WASHINGTON – Ameriprise Financial Inc. (AMP) must pay $1.25 million to settle an enforcement action brought by regulators over sales of Section 529 college savings plans (search) amid a wide-ranging inquiry into the popular tax-advantaged accounts, said U.S. authorities Wednesday.
Brokerages regulator NASD said the enforcement action against broker and insurer Ameriprise was its first to result from a long-running and continuing probe into 529 sales practices at 20 securities firms.
"There are additional investigations under way," said NASD enforcement chief counsel Thomas Lawson in an interview.
NASD ordered Ameriprise, formerly known as American Express Financial Advisors (search), to pay a fine of $500,000 and to pay an additional $750,000 to compensate customers.
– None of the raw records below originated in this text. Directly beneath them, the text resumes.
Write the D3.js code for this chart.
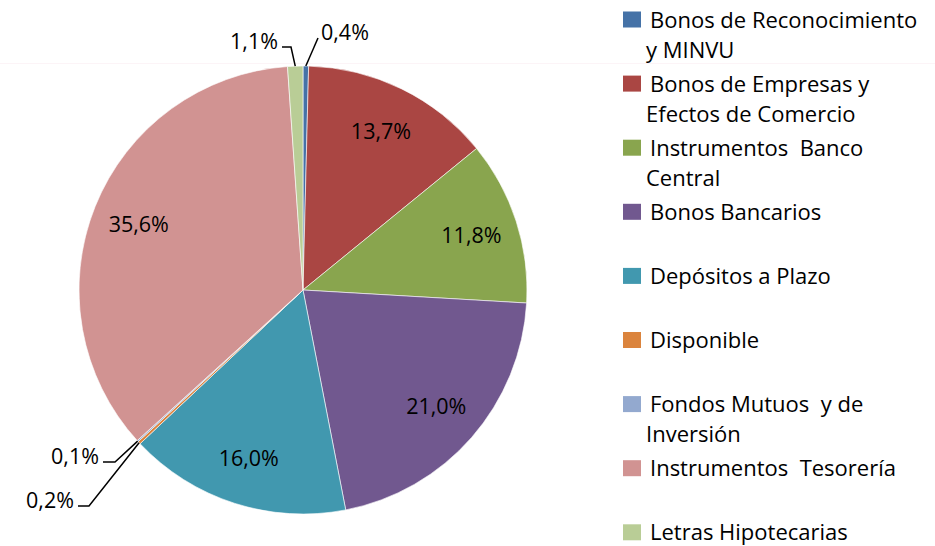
<!DOCTYPE html>
<html>
<head>
<meta charset="utf-8">
<script src="https://cdn.jsdelivr.net/npm/d3@7"></script>
<style>
  body { margin: 0; background: #fff; }
  text { font-family: "Open Sans", sans-serif; fill: #000; }
</style>
</head>
<body>
<div id="chart"></div>
<script>
// categories in slice order, clockwise from 12 o'clock
const categories = [
  "Bonos de Reconocimiento y MINVU",
  "Bonos de Empresas y Efectos de Comercio",
  "Instrumentos Banco Central",
  "Bonos Bancarios",
  "Depósitos a Plazo",
  "Disponible",
  "Fondos Mutuos y de Inversión",
  "Instrumentos Tesorería",
  "Letras Hipotecarias"
];
const values = [0.4, 13.7, 11.8, 21.0, 16.0, 0.2, 0.1, 35.6, 1.1];
const colors = ["#4572a7", "#aa4643", "#89a54e", "#71588f", "#4198af",
                "#db843d", "#93a9cf", "#d19392", "#b9cd96"];
// how the legend wraps each name
const legendLines = [
  ["Bonos de Reconocimiento", "y MINVU"],
  ["Bonos de Empresas y", "Efectos de Comercio"],
  ["Instrumentos  Banco", "Central"],
  ["Bonos Bancarios"],
  ["Depósitos a Plazo"],
  ["Disponible"],
  ["Fondos Mutuos  y de", "Inversión"],
  ["Instrumentos  Tesorería"],
  ["Letras Hipotecarias"]
];
// small slices get an outside label with a leader line: [elbow x, elbow y, text x, anchor]
const outside = {
  0: [318, 38, 321, "start"],
  8: [291, 47, 278, "end"],
  6: [115, 462, 99, "end"],
  5: [89, 506, 74, "end"]
};

const width = 935, height = 546;
const cx = 303, cy = 290, r = 224;

const svg = d3.select("#chart").append("svg")
  .attr("width", width)
  .attr("height", height);

// faint plot-area edge
svg.append("line")
  .attr("x1", 0).attr("x2", width)
  .attr("y1", 63.5).attr("y2", 63.5)
  .attr("stroke", "#fcf4f7");

const fmt = v => d3.format(".1f")(v).replace(".", ",") + "%";

const pie = d3.pie().sort(null).value(d => d);
const arcs = pie(values);
const arc = d3.arc().innerRadius(0).outerRadius(r);
const labelArc = d3.arc().innerRadius(177).outerRadius(177);
const edgeArc = d3.arc().innerRadius(r).outerRadius(r);

const g = svg.append("g").attr("transform", "translate(" + cx + "," + cy + ")");

g.selectAll("path")
  .data(arcs)
  .enter().append("path")
  .attr("d", arc)
  .attr("fill", (d, i) => colors[i])
  .attr("stroke", "#fff")
  .attr("stroke-width", 0.6);

// inside labels
g.selectAll(".lbl")
  .data(arcs.filter((d, i) => !(i in outside)))
  .enter().append("text")
  .attr("class", "lbl")
  .attr("transform", d => "translate(" + labelArc.centroid(d) + ")")
  .attr("text-anchor", "middle")
  .attr("dy", "0.36em")
  .style("font-size", "21.5px")
  .text(d => fmt(d.data));

// outside labels with leader lines
Object.keys(outside).forEach(k => {
  const i = +k;
  const [ex, ey, tx, anchor] = outside[k];
  const p = edgeArc.centroid(arcs[i]);
  const sx = p[0] + cx, sy = p[1] + cy;
  const hx = anchor === "end" ? tx + 4 : ex;
  svg.append("polyline")
    .attr("points", [[sx, sy], [ex, ey], [hx, ey]].map(q => q.join(",")).join(" "))
    .attr("fill", "none")
    .attr("stroke", "#000")
    .attr("stroke-width", 1.5);
  svg.append("text")
    .attr("x", tx)
    .attr("y", ey - 6)
    .attr("text-anchor", anchor)
    .attr("dy", "0.36em")
    .style("font-size", "21.5px")
    .text(fmt(values[i]));
});

// legend
const leg = svg.append("g");
const rowStep = 64.1, legTop = 19.5;
categories.forEach((c, i) => {
  const yc = legTop + i * rowStep;
  leg.append("rect")
    .attr("x", 623).attr("y", yc - 8)
    .attr("width", 18).attr("height", 16)
    .attr("fill", colors[i]);
  const t = leg.append("text")
    .attr("x", 650)
    .attr("y", yc + 8)
    .style("font-size", "22px")
    .attr("xml:space", "preserve");
  legendLines[i].forEach((line, j) => {
    t.append("tspan")
      .attr("x", j === 0 ? 650 : 646)
      .attr("dy", j === 0 ? 0 : 30)
      .text(line);
  });
});
</script>
</body>
</html>
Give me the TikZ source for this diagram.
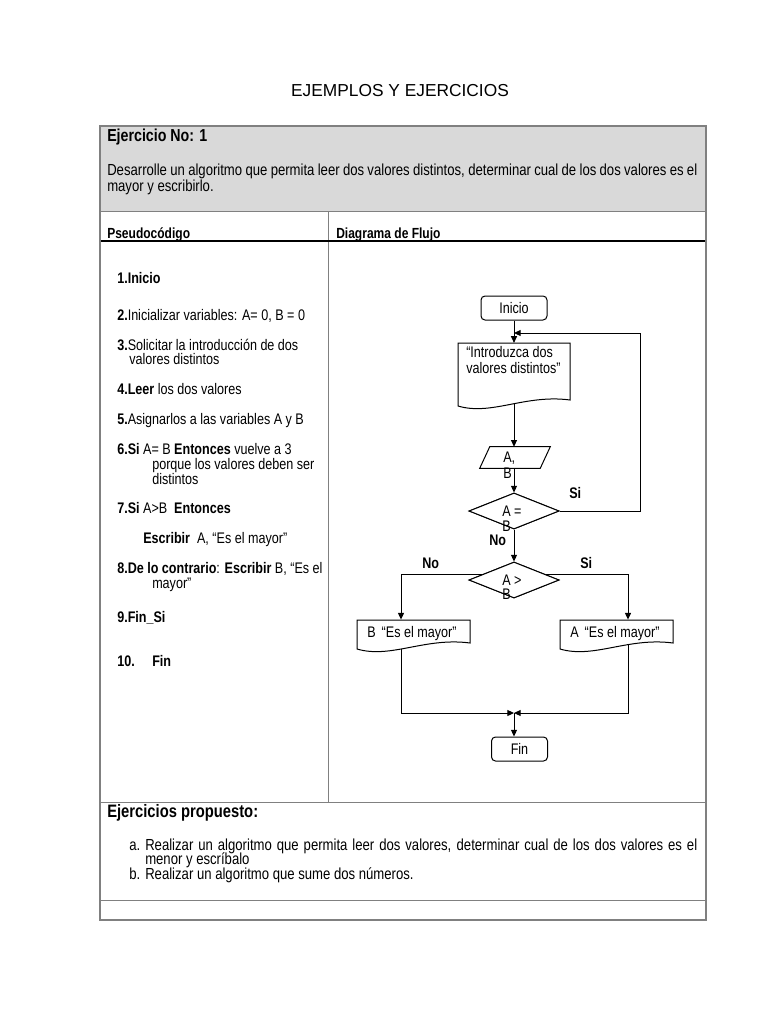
\documentclass[tikz,border=0pt]{standalone}
\usepackage{fontspec}
\setmainfont[FakeStretch=0.82]{Liberation Sans}
\newfontfamily\widefont{Liberation Sans}
\usetikzlibrary{shapes.geometric,arrows.meta,calc}
\definecolor{hdrgray}{HTML}{D9D9D9}
\definecolor{rulegray}{HTML}{808080}
\newcommand\docpath[4]{%
  \draw[fl, fill=white] (#1,#3) -- (#2,#3) -- (#2,{#4-6})
    .. controls ({#1+0.6*(#2-#1)},{#4-12}) and ({#1+0.3*(#2-#1)},{#4+10}) .. (#1,#4) -- cycle;}
\begin{document}
\begin{tikzpicture}[x=0.75pt,y=-0.75pt,
  txt/.style={anchor=base west, inner sep=0, font=\fontsize{11.5}{13}\selectfont},
  dtxt/.style={anchor=base west, inner sep=0, font=\fontsize{12}{14}\selectfont},
  btxt/.style={anchor=base west, inner sep=0, font=\fontsize{11.5}{13}\selectfont\bfseries},
  fl/.style={line width=0.75pt},
  arr/.style={fl, -{Triangle[length=5pt,width=4.5pt]}},
  term/.style={draw, fl, rounded corners=3pt, minimum height=18pt, inner sep=0, fill=white,
               font=\fontsize{11.5}{13}\selectfont},
  decision/.style={diamond, draw, fl, fill=white, minimum width=67.5pt, minimum height=27pt, inner sep=0},
  anchorbox/.style={draw=none, inner sep=0},
  tline/.style={draw=rulegray, line width=0.75pt}]
\useasboundingbox (0,0) rectangle (768,1024);
\fill[white] (0,0) rectangle (768,1024);

% ---------- table ----------
\fill[hdrgray] (100,126) rectangle (706,211);
\draw[tline] (100,211) -- (706,211);
\draw[tline] (328,211) -- (328,802);
\draw[tline] (100,802) -- (706,802);
\draw[tline] (100,900) -- (706,900);
\draw[black, line width=0.8pt] (100,241) -- (706,241);
\draw[draw=rulegray, line width=1.2pt] (100,126) rectangle (706,920);

\node[anchor=base, inner sep=0, font=\widefont\fontsize{13}{15}\selectfont] (title) at (400,96) {EJEMPLOS Y EJERCICIOS};
\node[anchor=base west, inner sep=0, font=\fontsize{13}{15}\selectfont\bfseries] (ejno) at (107,142) {Ejercicio No: 1};
\node[dtxt] (desc1) at (107,175) {\makebox[442.5pt][s]{Desarrolle un algoritmo que permita leer dos valores distintos, determinar cual de los dos valores es el}};
\node[dtxt] (desc2) at (107,191) {mayor y escribirlo.};
\node[anchor=base west, inner sep=0, font=\fontsize{11}{13}\selectfont\bfseries] (hp) at (107,238) {Pseudocódigo};
\node[anchor=base west, inner sep=0, font=\fontsize{11}{13}\selectfont\bfseries] (hd) at (336,238) {Diagrama de Flujo};

% ---------- pseudocode ----------
\node[txt] (p1) at (117,283) {\textbf{1.Inicio}};
\node[txt] (p2) at (117,320) {\textbf{2.}Inicializar variables: A= 0, B = 0};
\node[txt] (p3) at (117,350) {\textbf{3.}Solicitar la introducción de dos};
\node[txt] (p3b) at (129,364) {valores distintos};
\node[txt] (p4) at (117,394) {\textbf{4.Leer} los dos valores};
\node[txt] (p5) at (117,424) {\textbf{5.}Asignarlos a las variables A y B};
\node[txt] (p6) at (117,454) {\textbf{6.Si} A= B \textbf{Entonces} vuelve a 3};
\node[txt] (p6b) at (152,469) {porque los valores deben ser};
\node[txt] (p6c) at (152,484) {distintos};
\node[txt] (p7) at (117,513) {\textbf{7.Si} A>B\ \ \textbf{Entonces}};
\node[txt] (p7b) at (143,543) {\textbf{Escribir}\ \ A, “Es el mayor”};
\node[txt] (p8) at (117,573) {\textbf{8.De lo contrario}: \textbf{Escribir} B, “Es el};
\node[txt] (p8b) at (152,588) {mayor”};
\node[txt] (p9) at (117,622) {\textbf{9.Fin\_Si}};
\node[txt] (p10) at (117,666) {\textbf{10.}};
\node[txt] (p10b) at (152,666) {\textbf{Fin}};

% ---------- flowchart anchors ----------
\node[anchorbox, minimum width=84pt, minimum height=47pt] (doc1) at (514,374.5) {};
\node[anchorbox, minimum width=52.5pt, minimum height=15.75pt] (io) at (515,457.5) {};
\node[anchorbox, minimum width=84.75pt, minimum height=22pt] (docB) at (413.5,634.5) {};
\node[anchorbox, minimum width=84.75pt, minimum height=22pt] (docA) at (616.5,634.5) {};
\coordinate (loopend) at (514,333);
\coordinate (join) at (514,713);
\coordinate (d1out) at (514,398);
\coordinate (docBout) at (401,640);
\coordinate (docAout) at (628,640);

\node[decision] (d1) at (514,511) {};
\node[decision] (d2) at (514,580) {};
\node[term, minimum width=49.5pt] (inicio) at (514,308) {Inicio};
\node[term, minimum width=42pt] (fin) at (519.5,749) {Fin};

% ---------- connectors (drawn before the filled shapes) ----------
\draw[arr] (inicio.south) -- (doc1.north);
\draw[arr] (d1.east) -- (640,511) |- (loopend);
\draw[arr] (d1out) -- (io.north -| d1out);
\draw[arr] (io.south -| d1.north) -- (d1.north);
\draw[arr] (d1.south) -- (d2.north);
\draw[arr] ($(d2.center)+(0,-6)$) -| (docB.north -| docBout);
\draw[arr] ($(d2.center)+(0,-6)$) -| (docA.north -| docAout);
\draw[arr] (docBout) |- (join);
\draw[arr] (docAout) |- (join);
\draw[arr] (join) -- (join |- fin.north);

% ---------- shapes ----------
\node[decision] (d1s) at (d1) {};
\node[decision] (d2s) at (d2) {};
\docpath{458}{570}{343}{406}
\docpath{357}{470}{620}{649}
\docpath{560}{673}{620}{649}
\draw[fl, fill=white] ($(io.north west)+(10,0)$) -- (io.north east) -- ($(io.south east)+(-10,0)$) -- (io.south west) -- cycle;

% ---------- flowchart texts ----------
\node[txt] (t1a) at (466,357) {“Introduzca dos};
\node[txt] (t1b) at (466,373) {valores distintos”};
\node[txt] (tio1) at (503,462) {A,};
\node[txt] (tio2) at (503,478) {B};
\node[txt] (td1a) at (502,516) {A =};
\node[txt] (td1b) at (502,531) {B};
\node[txt] (td2a) at (502,585) {A >};
\node[txt] (td2b) at (502,599) {B};
\node[txt] (tB) at (367,637) {B \,“Es el mayor”};
\node[txt] (tA) at (570,637) {A \,“Es el mayor”};
\node[btxt] (lsi1) at (569,498) {Si};
\node[btxt] (lno1) at (489,545) {No};
\node[btxt] (lno2) at (422,568) {No};
\node[btxt] (lsi2) at (580,568) {Si};

% ---------- proposed exercises ----------
\node[anchor=base west, inner sep=0, font=\fontsize{13.5}{15}\selectfont\bfseries] (ejp) at (107,817) {Ejercicios propuesto:};
\node[dtxt] (la) at (129,850) {a.};
\node[dtxt] (ia1) at (145,850) {\makebox[414pt][s]{Realizar un algoritmo que permita leer dos valores, determinar cual de los dos valores es el}};
\node[dtxt] (ia2) at (145,864) {menor y escríbalo};
\node[dtxt] (lb) at (129,879) {b.};
\node[dtxt] (ib) at (145,879) {Realizar un algoritmo que sume dos números.};
\end{tikzpicture}
\end{document}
An attorney for Ameriprise in Washington was not immediately available for comment.
Regulators for months have been looking into abuses by brokers who sell 529 plans, which in recent years have received a flood of money from investors anxious to sock away funds to cover their children's college costs.
With more than 80 plans now marketed nationwide, assets in 529 accounts topped $59 billion at the end of the second quarter of 2005 and have continued to grow, according to consulting firm Financial Resources Corp.
Section 529 plans debuted in 1997 and are named after the federal tax rules under which they were created, offering tax breaks for setting aside college savings.
Questions were raised by regulators last year about excessive fees and sales of out-of-state plans to clients who might be better off tax-wise with in-state plans.
NASD Vice Chairman Mary Schapiro said: "NASD has long been concerned that investors understand the differences between the many different 529 plans that are being offered today and choose a plan that is right for them."
NASD said it found that from May 2001 through the end of 2004, Ameriprise sold more than $1.1 billion of 529 plans to more than 138,000 customer accounts. During that period, NASD said, "the firm's supervision of 529 sales was inadequate."
NASD said that Ameriprise neither admitted nor denied wrongdoing, as is customary in such settlements.
From May 2001 to October 2003, about half of the 50 states offered state tax benefits to residents investing in in-state 529 plans, but during that same period Ameriprise offered and sold only one 529 plan, which was from Wisconsin, NASD said.
Investors in New Mexico, South Carolina, Illinois, Colorado and West Virginia at the time could have gotten unlimited state income tax deductions by buying into their home states' plans.
But through the end of 2004, Minneapolis-based Ameriprise sold more than $55 million in Wisconsin 529 plans to customers residing in those five states, NASD said.
"As a result, those Ameriprise customers purchasing the Wisconsin plan who lived in one of the tax-advantaged states did not receive state income tax benefits available to purchasers of 529 plans," the regulator said.
Ameriprise at the time lacked proper procedures requiring its brokers to consider state income tax benefits when recommending 529 plans to investors, NASD said.
One settlement provision is that Ameriprise must assure NASD that the company is adopting new procedures, NASD said.
NASD said it has identified more than 500 customer accounts to which Ameriprise will distribute the compensation money.
American Express Co. (AXP) completed a spin-off of Ameriprise last month. Shares in Ameriprise were down 14 cents at $37.04 each in midafternoon trading on the New York Stock Exchange.